For more information and references, check out Ken Clarkson's survey Nearest-neighbor searching and metric space dimensions (Section 2.3).

Here is an elementary proof of the Steinhaus transform (from which said metricity follows as a special case, as noted in Suresh's answer).

Lemma. Let $p,q > 0$ and $r\geq 0$ such that $p \le q$. Then, $\frac{p}{q} \le \frac{p+r}{q+r}.$

Corollary. Let $d(x,y)$ be a metric. Then, for arbitrary (but fixed) $a$, the map $\delta$ defined by \begin{equation*} \delta(x,y) := \frac{2d(x,y)}{d(x,a)+d(y,a)+d(x,y)} \end{equation*} (and $\delta(a,a)=0$) is a metric.

Proof. Only the triangle inequality for $\delta$ is nontrivial. Let $p=d(x,y)$, $q=d(x,y)+d(x,a)+d(y,a)$, and $r=d(x,z)+d(y,z)-d(x,y)$. Applying the lemma, we obtain \begin{eqnarray*} \delta(x,y) &=& \frac{2d(x,y)}{d(x,a)+d(y,a)+d(x,y)} \le \frac{2d(x,z)+2d(y,z)}{d(x,a)+d(y,a)+d(x,z)+d(y,z)}\\ &=& \frac{2d(x,z)}{d(x,a)+d(z,a)+d(x,z)+d(y,z)+d(y,a)-d(z,a)} + \frac{2d(y,z)}{d(y,a)+d(z,a)+d(y,z)+d(x,z)+d(x,a)-d(z,a)}\\ &\le& \delta(x,z)+\delta(y,z), \end{eqnarray*} where the last inequality again uses triangle inequality for $d$.

Possibly the simplest proof of the triangle inequality for the jaccard distance comes from the fact that it is the collision probability of the MinHash algorithm, and that's all we need.
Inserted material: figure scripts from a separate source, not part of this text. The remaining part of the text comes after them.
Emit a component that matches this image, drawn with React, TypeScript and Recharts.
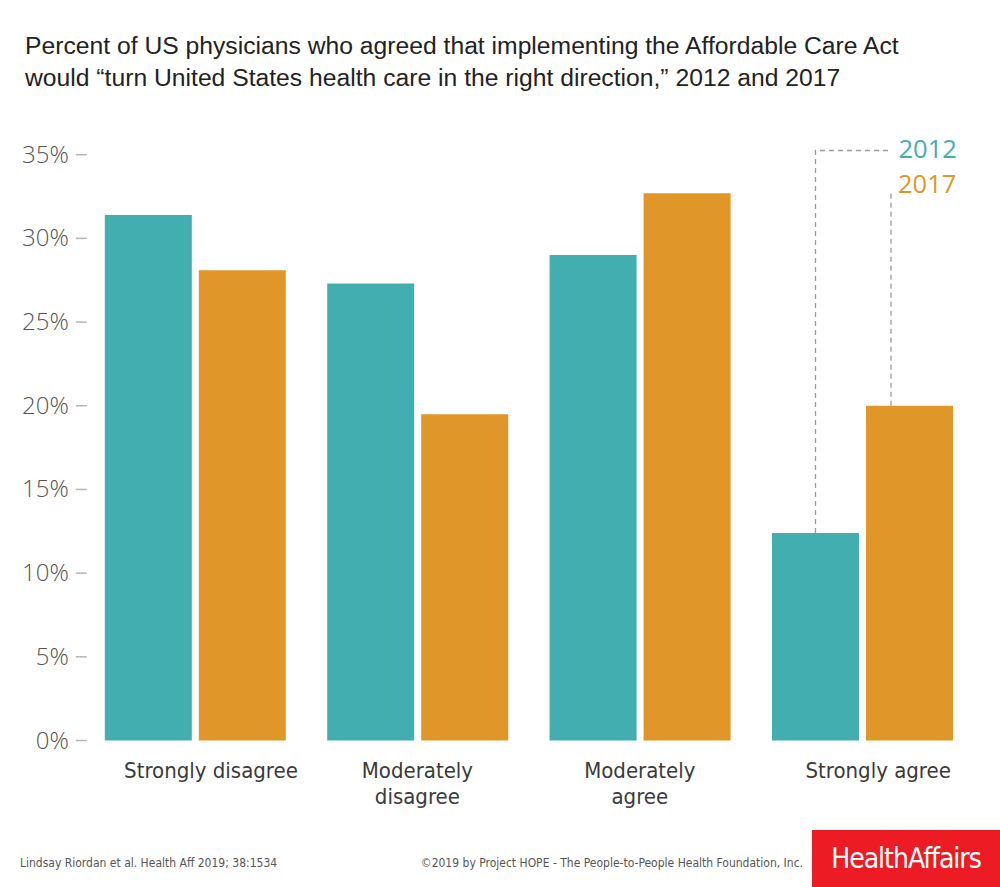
import { BarChart, Bar, XAxis, YAxis } from 'recharts';

const categories = ['Strongly disagree', 'Moderately\ndisagree', 'Moderately\nagree', 'Strongly agree'];
const values2012 = [31.4, 27.3, 29.0, 12.4];
const values2017 = [28.1, 19.5, 32.7, 20.0];
const yTicks = [0, 5, 10, 15, 20, 25, 30, 35];

const COLORS = {
  y2012: '#43AEAF',
  y2017: '#E09628',
  text: '#555555',
  dash: '#9a9a9a',
};

const CONDENSED = "'Liberation Sans Narrow', 'DejaVu Sans Condensed', sans-serif";

const data = categories.map((c, i) => ({
  category: c,
  v2012: values2012[i],
  v2017: values2017[i],
}));

const YTick = ({ x, y, payload }: any) => (
  <g>
    <line x1={x - 8} x2={x + 3} y1={y} y2={y} stroke="#b5b5b5" strokeWidth={1.5} />
    <text
      x={x - 15}
      y={y}
      dy={8}
      textAnchor="end"
      fill={COLORS.text}
      fontSize={24}
      fontWeight={300}
      fontFamily="'Open Sans', sans-serif"
    >
      {payload.value}%
    </text>
  </g>
);

const XTick = ({ x, y, payload }: any) => {
  const lines = String(payload.value).split('\n');
  const dx = lines.length === 1 ? 16 : 0;
  return (
    <text x={x + dx} y={y} textAnchor="middle" fill="#3a3a3a" fontSize={22} fontFamily={CONDENSED}>
      {lines.map((l, i) => (
        <tspan key={i} x={x + dx} dy={i === 0 ? 37 : 26}>
          {l}
        </tspan>
      ))}
    </text>
  );
};

// dashed leader lines from the last pair of bars to the year labels
const Leader2012 = ({ x, y, width, index }: any) => {
  if (index !== categories.length - 1) return null;
  const cx = x + width / 2;
  return (
    <g>
      <polyline
        points={`${cx},${y} ${cx},150.5 ${cx + 74},150.5`}
        fill="none"
        stroke={COLORS.dash}
        strokeWidth={1.3}
        strokeDasharray="5 4"
      />
      <text x={cx + 83} y={158} fill={COLORS.y2012} fontSize={25.5} fontFamily="'Open Sans', sans-serif">
        2012
      </text>
    </g>
  );
};

const Leader2017 = ({ x, y, index }: any) => {
  if (index !== categories.length - 1) return null;
  const lx = x + 25;
  return (
    <g>
      <line x1={lx} x2={lx} y1={y} y2={191} stroke={COLORS.dash} strokeWidth={1.3} strokeDasharray="5 4" />
      <text x={lx + 7} y={193} fill={COLORS.y2017} fontSize={25.5} fontFamily="'Open Sans', sans-serif">
        2017
      </text>
    </g>
  );
};

export default function App() {
  return (
    <div style={{ position: 'absolute', left: 0, top: 0, width: 1000, height: 887, background: '#fff', overflow: 'hidden' }}>
      <div
        style={{
          position: 'absolute',
          left: 25,
          top: 30,
          fontFamily: "'Liberation Sans', Arial, sans-serif",
          fontSize: 24.7,
          lineHeight: '32px',
          color: '#222',
          whiteSpace: 'nowrap',
        }}
      >
        Percent of US physicians who agreed that implementing the Affordable Care Act
        <br />
        would “turn United States health care in the right direction,” 2012 and 2017
      </div>

      <div style={{ position: 'absolute', left: 0, top: 0 }}>
        <BarChart
          width={1000}
          height={887}
          data={data}
          margin={{ top: 154.7, right: 26.6, bottom: 86.5, left: 23.8 }}
          barCategoryGap={21}
          barGap={7}
        >
          <XAxis
            dataKey="category"
            axisLine={false}
            tickLine={false}
            tickSize={0}
            tickMargin={0}
            height={60}
            interval={0}
            tick={<XTick />}
          />
          <YAxis
            domain={[0, 35]}
            ticks={yTicks}
            axisLine={false}
            tickLine={false}
            tickSize={0}
            tickMargin={0}
            width={60}
            interval={0}
            tick={<YTick />}
          />
          <Bar dataKey="v2012" fill={COLORS.y2012} isAnimationActive={false} label={<Leader2012 />} />
          <Bar dataKey="v2017" fill={COLORS.y2017} isAnimationActive={false} label={<Leader2017 />} />
        </BarChart>
      </div>

      <div style={{ position: 'absolute', left: 20, top: 856, fontFamily: CONDENSED, fontSize: 12, color: '#555' }}>
        Lindsay Riordan et al. Health Aff 2019; 38:1534
      </div>
      <div style={{ position: 'absolute', right: 197, top: 856, fontFamily: CONDENSED, fontSize: 12, color: '#555' }}>
        ©2019 by Project HOPE - The People-to-People Health Foundation, Inc.
      </div>
      <div
        style={{
          position: 'absolute',
          left: 812,
          top: 830,
          width: 188,
          height: 57,
          background: '#ED1C24',
          color: '#fff',
          fontFamily: CONDENSED,
          fontSize: 28,
          lineHeight: '57px',
          textAlign: 'center',
          letterSpacing: -1,
        }}
      >
        HealthAffairs
      </div>
    </div>
  );
}
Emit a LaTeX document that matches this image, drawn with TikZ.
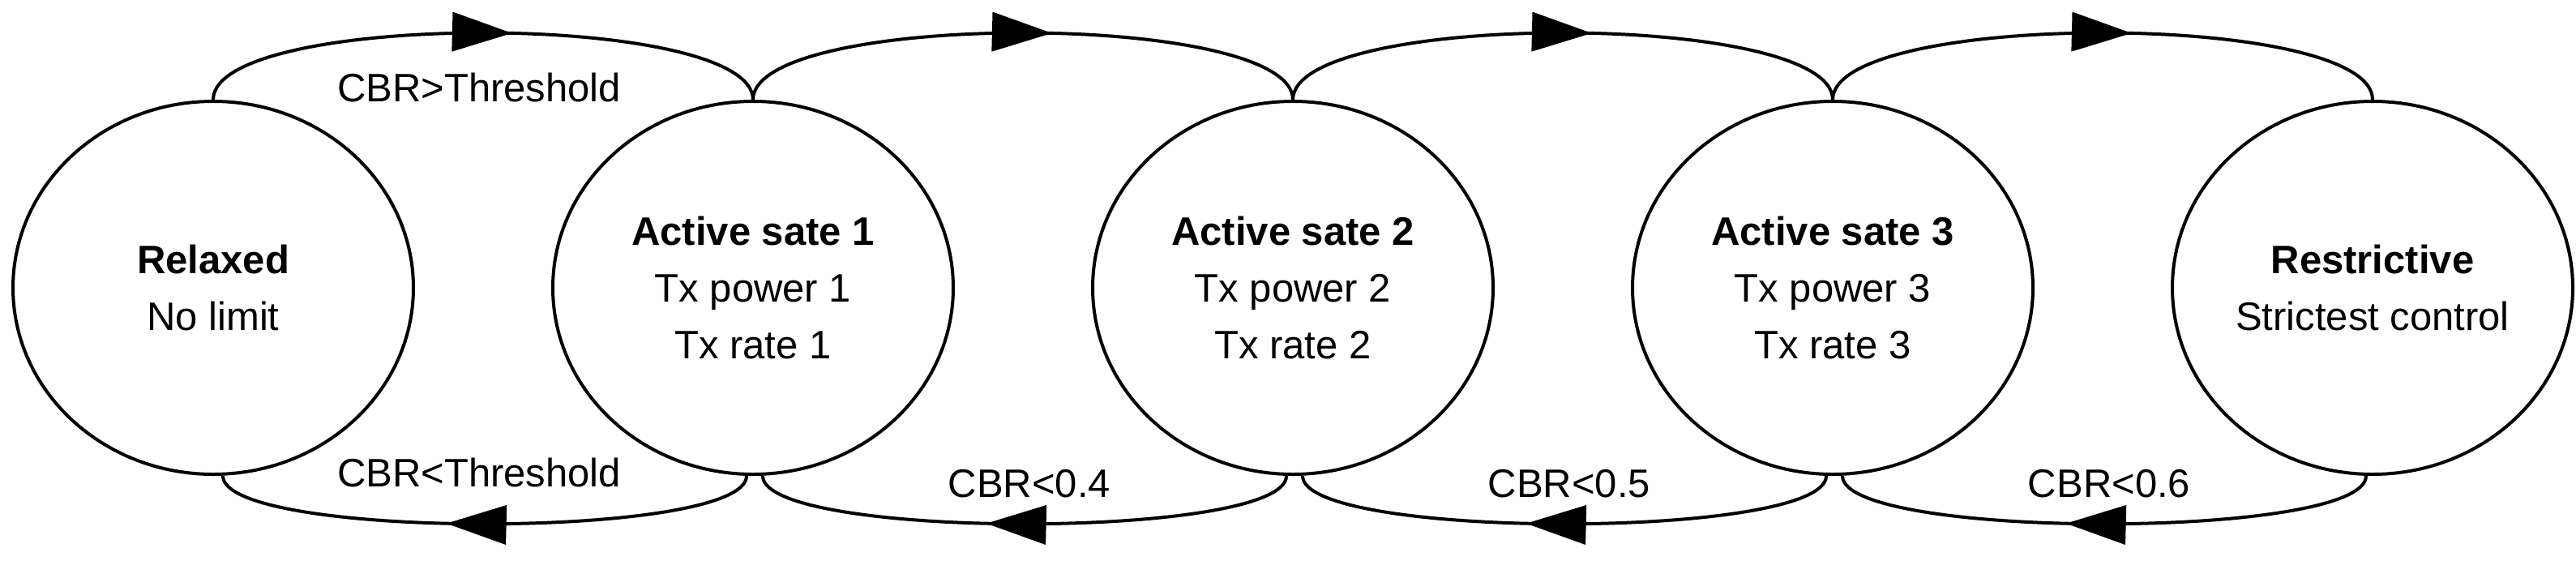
\documentclass[tikz,border=0pt]{standalone}
\usepackage{fontspec}
\setmainfont{Liberation Sans}
\usetikzlibrary{shapes.geometric,arrows.meta,decorations.markings}
\begin{document}
\begin{tikzpicture}[x=0.5pt,y=-0.5pt,line width=2pt,
  st/.style={ellipse,draw,minimum width=247pt,minimum height=230pt,inner sep=0pt,align=center,font=\fontsize{24.5}{35}\selectfont},
  lbl/.style={font=\fontsize{24.5}{30}\selectfont,inner sep=0pt},
  fwd/.style={postaction={decorate},decoration={markings,mark=at position 0.55 with {\arrow{Triangle[length=37pt,width=24pt]}}}},
  bwd/.style={postaction={decorate},decoration={markings,mark=at position 0.43 with {\arrowreversed{Triangle[length=37pt,width=24pt]}}}}]
\useasboundingbox (0,0) rectangle (3178,691);
\node[st] (s0) at (263,355) {\textbf{Relaxed}\\No limit};
\node[st] (s1) at (929,355) {\textbf{Active sate 1}\\Tx power 1\\Tx rate 1};
\node[st] (s2) at (1595,355) {\textbf{Active sate 2}\\Tx power 2\\Tx rate 2};
\node[st] (s3) at (2261,355) {\textbf{Active sate 3}\\Tx power 3\\Tx rate 3};
\node[st] (s4) at (2927,355) {\textbf{Restrictive}\\Strictest control};
\foreach \a/\b in {s0/s1,s1/s2,s2/s3,s3/s4}{
  \draw[fwd] (\a.north) .. controls +(0,-110) and +(0,-110) .. (\b.north);
  \draw[bwd] ([xshift=6pt]\a.south) .. controls +(0,79) and +(0,79) .. ([xshift=-4pt]\b.south);
}
\node[lbl] (l0) at (591,108) {CBR>Threshold};
\node[lbl] (l1) at (591,583) {CBR<Threshold};
\node[lbl] (l2) at (1270,597) {CBR<0.4};
\node[lbl] (l3) at (1936,597) {CBR<0.5};
\node[lbl] (l4) at (2602,597) {CBR<0.6};
\end{tikzpicture}
\end{document}
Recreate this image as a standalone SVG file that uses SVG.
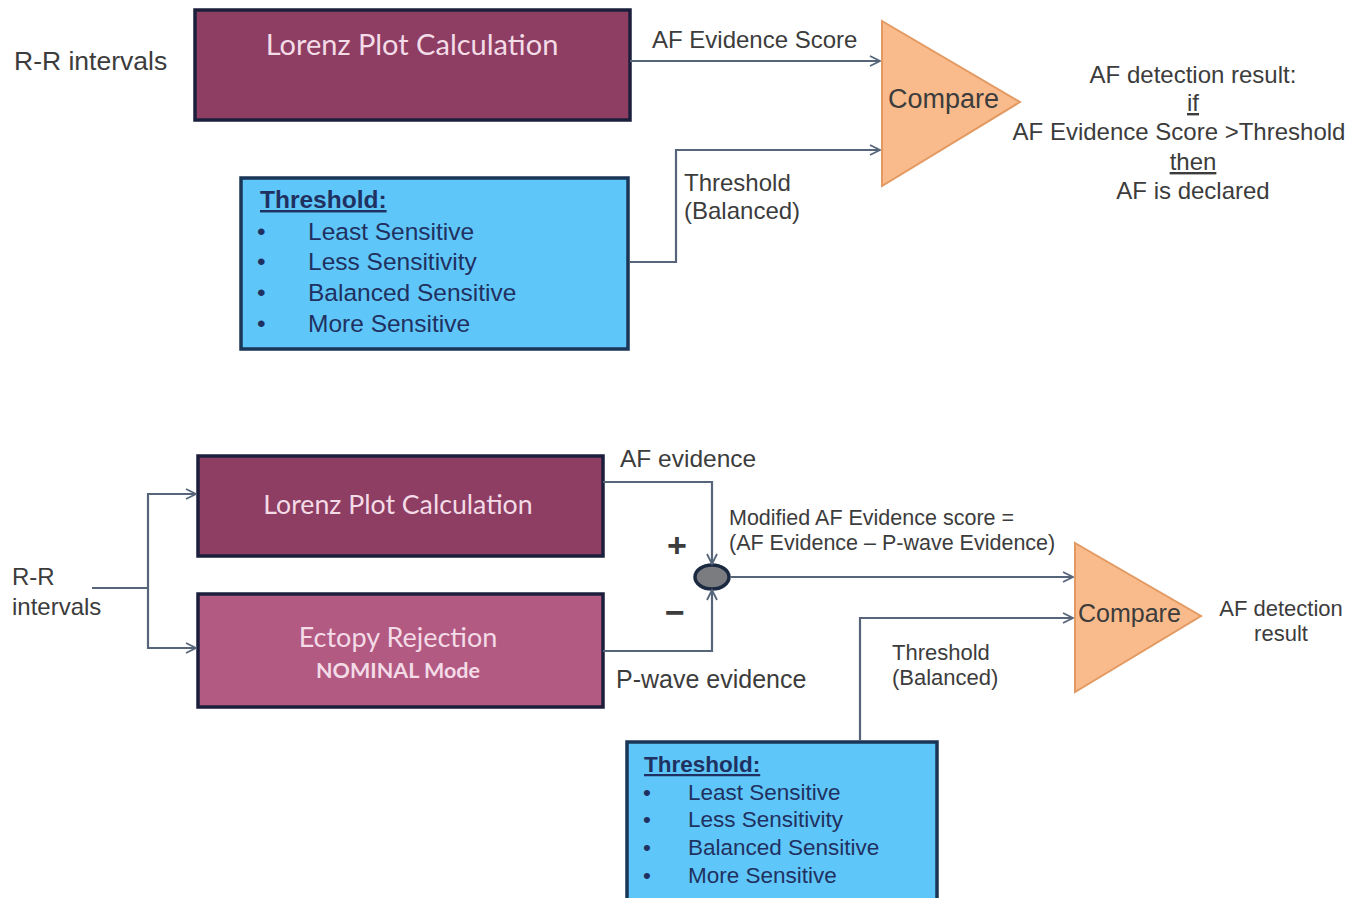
<svg xmlns="http://www.w3.org/2000/svg" width="1356" height="898" viewBox="0 0 1356 898">
  <style>
    .lbl { font-family: "Liberation Sans", Arial, sans-serif; fill: #3c3c3c; }
    .box-title { font-family: Lato, "Open Sans", sans-serif; fill: #f3dbe7; text-anchor: middle; }
    .lorenz { fill: #8e3e62; stroke: #1c1f3c; stroke-width: 3.5; }
    .ectopy { fill: #b25a82; stroke: #1c1f3c; stroke-width: 3.5; }
    .thr { fill: #5fc6f9; stroke: #1a3556; stroke-width: 3.5; }
    .thr-text { font-family: "Liberation Sans", Arial, sans-serif; fill: #1f3160; }
    .cmp { fill: #f9bb8c; stroke: #e39a62; stroke-width: 2; }
    .wire { fill: none; stroke: #56657a; stroke-width: 2.2; }
    .wire-end { fill: none; stroke: #56657a; stroke-width: 2.2; marker-end: url(#chev); }
  </style>
  <defs>
    <marker id="chev" viewBox="0 0 12 12" refX="11" refY="6" markerWidth="12" markerHeight="12" markerUnits="userSpaceOnUse" orient="auto">
      <path d="M1,1 L11,6 L1,11" fill="none" stroke="#56657a" stroke-width="1.8"/>
    </marker>
  </defs>
  <rect width="1356" height="898" fill="#ffffff"/>

  <!-- ===== Upper scheme ===== -->
  <text class="lbl" x="14" y="70" font-size="26.5">R-R intervals</text>

  <g id="lorenz-top">
    <rect class="lorenz" x="195" y="10" width="435" height="110"/>
    <text class="box-title" x="412" y="55" font-size="29">Lorenz Plot Calculation</text>
  </g>

  <g id="threshold-top">
    <rect class="thr" x="241" y="178" width="387" height="171"/>
    <text class="thr-text" x="260" y="208" font-size="24.5" font-weight="bold" text-decoration="underline">Threshold:</text>
    <g font-size="24.5" class="thr-text">
      <text x="257" y="240">•</text><text x="308" y="240">Least Sensitive</text>
      <text x="257" y="270">•</text><text x="308" y="270">Less Sensitivity</text>
      <text x="257" y="301">•</text><text x="308" y="301">Balanced Sensitive</text>
      <text x="257" y="332">•</text><text x="308" y="332">More Sensitive</text>
    </g>
  </g>

  <g id="compare-top">
    <polygon class="cmp" points="882,21 1020,102 882,186"/>
    <text class="lbl" x="888" y="108" font-size="27" fill="#333">Compare</text>
  </g>

  <g id="result-top" class="lbl" font-size="24" text-anchor="middle">
    <text x="1193" y="83">AF detection result:</text>
    <text x="1193" y="111" text-decoration="underline">if</text>
    <text x="1179" y="140">AF Evidence Score &gt;Threshold</text>
    <text x="1193" y="170" text-decoration="underline">then</text>
    <text x="1193" y="199">AF is declared</text>
  </g>

  <!-- ===== Lower scheme ===== -->
  <g id="rr-bottom" class="lbl" font-size="24">
    <text x="12" y="585">R-R</text>
    <text x="12" y="615">intervals</text>
  </g>

  <g id="lorenz-bottom">
    <rect class="lorenz" x="198" y="456" width="405" height="100"/>
    <text class="box-title" x="398" y="514" font-size="26.7">Lorenz Plot Calculation</text>
  </g>

  <g id="ectopy">
    <rect class="ectopy" x="198" y="594" width="405" height="113"/>
    <text class="box-title" x="398" y="647" font-size="27">Ectopy Rejection</text>
    <text class="box-title" x="398" y="678" font-size="21.5" font-weight="bold">NOMINAL Mode</text>
  </g>

  <g id="summer">
    <ellipse cx="712" cy="577" rx="17" ry="12" fill="#7a7c80" stroke="#1b2a40" stroke-width="3.5"/>
    <text class="lbl" x="677" y="557" font-size="34" font-weight="bold" text-anchor="middle" fill="#222">+</text>
    <text class="lbl" x="675" y="624" font-size="34" font-weight="bold" text-anchor="middle" fill="#222">−</text>
  </g>

  <g id="compare-bottom">
    <polygon class="cmp" points="1075,543 1201,616 1075,692"/>
    <text class="lbl" x="1078" y="622" font-size="25" fill="#333">Compare</text>
  </g>

  <g id="result-bottom" class="lbl" font-size="22" text-anchor="middle">
    <text x="1281" y="616">AF detection</text>
    <text x="1281" y="641">result</text>
  </g>

  <g id="threshold-bottom">
    <rect class="thr" x="627" y="742" width="310" height="160"/>
    <text class="thr-text" x="644" y="772" font-size="22.5" font-weight="bold" text-decoration="underline">Threshold:</text>
    <g font-size="22.5" class="thr-text">
      <text x="643" y="800">•</text><text x="688" y="800">Least Sensitive</text>
      <text x="643" y="827">•</text><text x="688" y="827">Less Sensitivity</text>
      <text x="643" y="855">•</text><text x="688" y="855">Balanced Sensitive</text>
      <text x="643" y="883">•</text><text x="688" y="883">More Sensitive</text>
    </g>
  </g>

  <!-- ===== Connectors ===== -->
  <g id="connectors">
    <!-- upper -->
    <path class="wire-end" d="M630,61 H880"/>
    <path class="wire-end" d="M630,262 H676 V150 H880"/>
    <!-- lower -->
    <path class="wire" d="M92,588 H148"/>
    <path class="wire-end" d="M148,588 V494 H196"/>
    <path class="wire-end" d="M148,588 V648 H196"/>
    <path class="wire-end" d="M603,482 H712 V564"/>
    <path class="wire-end" d="M603,651 H712 V590"/>
    <path class="wire-end" d="M730,577 H1073"/>
    <path class="wire-end" d="M860,741 V618 H1073"/>
  </g>

  <!-- connector labels -->
  <g id="connector-labels" class="lbl">
    <text x="652" y="48" font-size="24">AF Evidence Score</text>
    <text x="684" y="191" font-size="24">Threshold</text>
    <text x="684" y="219" font-size="24">(Balanced)</text>
    <text x="620" y="467" font-size="24.5">AF evidence</text>
    <text x="729" y="525" font-size="21.5">Modified AF Evidence score =</text>
    <text x="729" y="550" font-size="21.5">(AF Evidence – P-wave Evidence)</text>
    <text x="616" y="688" font-size="25">P-wave evidence</text>
    <text x="892" y="660" font-size="22">Threshold</text>
    <text x="892" y="685" font-size="22">(Balanced)</text>
  </g>
</svg>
Let $H(X) = \text{argmin}_{i\in X} \pi(i)$ where $\pi(i)$ is a uniformly random permutation.

\begin{align*} J(X,Y) &= \Pr\left[H(X) = H(Y)\right] \\ 1 - J(X,Y) &= \Pr\left[H(X) \neq H(Y)\right].\\ \end{align*} So for any $Z$, \begin{align*} \Pr\left[H(X) = H(Y)\right] &\ge \Pr\left[H(X) = H(Z) \land H(Y) = H(Z)\right] \\ \Pr\left[H(X) \neq H(Y)\right] &\le \Pr\left[H(X) \neq H(Z) \lor H(Y) \neq H(Z)\right] \end{align*} But by the union bound, \begin{align*} \begin{split} \Pr\big[H(X) \neq H(Z) \lor H(Y) \neq H(Z)\big] &\le \Pr\big[H(X) \neq H(Z)\big] + \Pr\big[H(Y) \neq H(Z)\big] \end{split} \end{align*}

My co-author used this to prove that a particular jaccard generalization is a metric after I'd been struggling to prove it for a month, and I couldn't believe it.